Dizüstü bilgisayar fiyatına haberleşme sistemi
Cihazın avantajları üzerinde duran İçduygu açıklamalarını şu şekilde sürdürdü: “LEAPvox’ın; teknik, yönetimsel ve ekonomik avantajları bulunuyor. Her yerden iletişim imkânı olmasının yanı sıra kesintisiz müşteri hizmetleri desteği verebiliyorsunuz. Aylık konuşma giderleri, yatırım ve sabit giderler, düzenli bakım giderleri de azalıyor. Diğer santrallardan başlıca farkımız; çok sayıda parametreyi kendiniz yönetiyorsunuz, ayarlar uzaktan da yapılabiliniyor.
Bu sistemi bulut mantığıyla çalıştırdığınızda 100 binlerce aboneye çıkmanız mümkün. Bu çok ciddi bir rakam; hizmet sağlayıcı gibi oluyorsunuz. Bir ilin ilçenin telefon santralı gibi çalışabilirsiniz. O açıdan çok küçük ofislerden, rahatlıkla 10 binlerce abonesi olan bir yapıya geçişiniz mümkün. Sistemimiz, güvenlik açısından saldırılara akıllı şekilde cevap verebilecek çeşitli kabiliyetlere ve fonksiyonlara sahip. İşi çok daha verimli hale getiriyor, her aramada en ucuzunu kendi içinde buluyor. Garanti kapsamında güncellemeler ücretsiz olarak gerçekleştiriliyor. Cihazla video konferans da yapılıyor. Bütünleşik iletişimi bir adım daha öne götürdük. Depolama özelliği de olan cihazla, kaliteli bir dizüstü bilgisayar fiyatına tüm şirketinizdeki haberleşme sistemlerinizi sağlayabiliyorsunuz.”
Marka değeri çok önemli
Yurtdışına açılmanın kendileri için önemine değinen Onat Acet, “Ürünün tasarımına kadar çok uğraşıldı, çok zaman ayrıldı. Yazılım, Ar-Ge işin temel parçası ama markalaşma, marka değeri, tasarım bizler için çok önemli.
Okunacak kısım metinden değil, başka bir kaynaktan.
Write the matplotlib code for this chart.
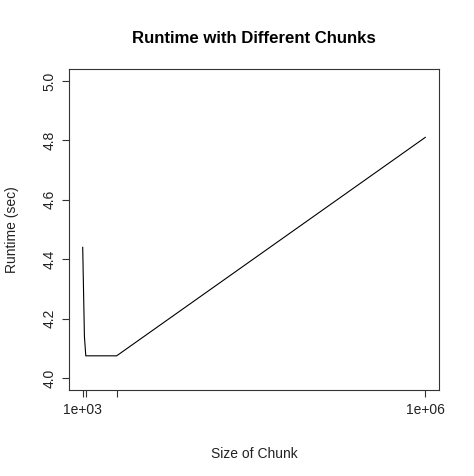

Başından beri yurtdışına açılma planımız vardı; yurtdışından da ilgi ve potansiyel gördük. Hatta ilk satışımızı Hollanda’ya yaptık. Devlet kurumlarımızdan da büyük ilgi var. Biz bir teknoloji şirketiyiz. Üretim kısmında çeşitli iş ortaklıklarımız da bulunuyor; üretimimizin ağırlıklı bölümü Uzakdoğu’da gerçekleşiyor. Buradaki esas katkı yazılım; bu kısım tamamen bize ait. Özellikle yazılımın inanılmaz bir katma değeri ve getirisi var. Çok hızlı şekilde büyüyeceğiz; devlet ihalelerimiz ve bayileşme çalışmalarımız devam ediyor” dedi şirketin hedeflerini de şu şekilde aktardı: “Milli bir şirketiz, tamamen yerli kabiliyetlerle bu teknolojileri getiriyoruz. Hedefimiz Avrupa, ABD; özellikle müşterinin bu tür teknolojilere hazır olduğu ülkeler. Türkiye de bizim büyüyeceğimiz yerlerden biri. Amacımız; çok ileri olduğumuz bu teknolojiyi çevre ve gelişmiş ülkelerde yaymak. Aynı zamanda Ar-Ge çalışmalarını devam ettirip iletişimi daha verimli, daha ucuz hale getirebilecek yeni teknolojiler eklemek ve bunu da müşterilerimize ucuz ve kolay şekilde sunmak.”